Recorded data:

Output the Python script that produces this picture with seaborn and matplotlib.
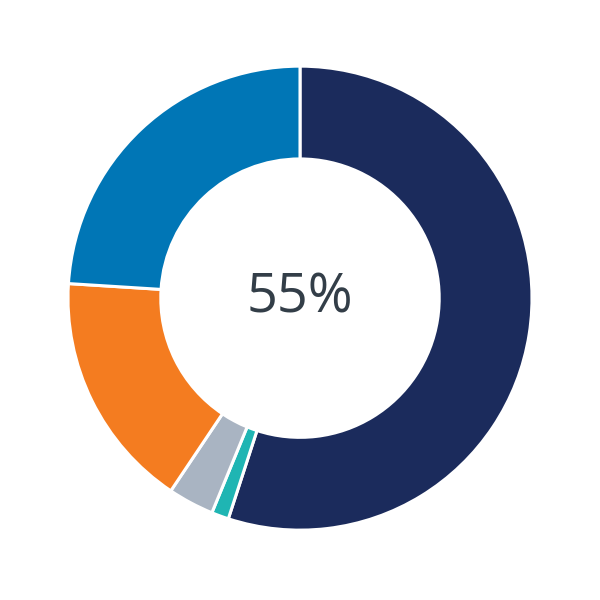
import matplotlib
matplotlib.use("Agg")
import matplotlib.pyplot as plt
import seaborn as sns

# slices, clockwise from 12 o'clock
labels = ["Navy", "Teal", "Gray", "Orange", "Blue"]
shares = [55, 1.2, 3.2, 16.6, 24]
colors = ["#1b2b5c", "#1fb5b3", "#a9b4c2", "#f47c20", "#0076b6"]
center_text = "55%"

sns.set_style("white")
plt.rcParams["font.family"] = ["Open Sans", "DejaVu Sans"]

fig = plt.figure(figsize=(6, 6), dpi=100)
ax = fig.add_axes([0, 0, 1, 1])

ax.pie(shares, colors=colors, startangle=90, counterclock=False,
       radius=1.0, center=(0, 0.008),
       wedgeprops=dict(width=0.4, edgecolor="white", linewidth=2.2))

ax.text(0, 0.008, center_text, ha="center", va="center",
        fontsize=39, color="#333e48", fontweight="normal")

lim = 300 / 232
ax.set_xlim(-lim, lim)
ax.set_ylim(-lim, lim)
ax.set_aspect("equal")
ax.axis("off")

fig.savefig("out.png", dpi=100, facecolor="white")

Given instruction:
Set the data above down again exactly as given, with no pictures.

Solved exercise:
Output the Python script that produces this picture with seaborn and matplotlib.
import matplotlib
matplotlib.use("Agg")
import matplotlib.pyplot as plt
import seaborn as sns

# slices, clockwise from 12 o'clock
labels = ["Navy", "Teal", "Gray", "Orange", "Blue"]
shares = [55, 1.2, 3.2, 16.6, 24]
colors = ["#1b2b5c", "#1fb5b3", "#a9b4c2", "#f47c20", "#0076b6"]
center_text = "55%"

sns.set_style("white")
plt.rcParams["font.family"] = ["Open Sans", "DejaVu Sans"]

fig = plt.figure(figsize=(6, 6), dpi=100)
ax = fig.add_axes([0, 0, 1, 1])

ax.pie(shares, colors=colors, startangle=90, counterclock=False,
       radius=1.0, center=(0, 0.008),
       wedgeprops=dict(width=0.4, edgecolor="white", linewidth=2.2))

ax.text(0, 0.008, center_text, ha="center", va="center",
        fontsize=39, color="#333e48", fontweight="normal")

lim = 300 / 232
ax.set_xlim(-lim, lim)
ax.set_ylim(-lim, lim)
ax.set_aspect("equal")
ax.axis("off")

fig.savefig("out.png", dpi=100, facecolor="white")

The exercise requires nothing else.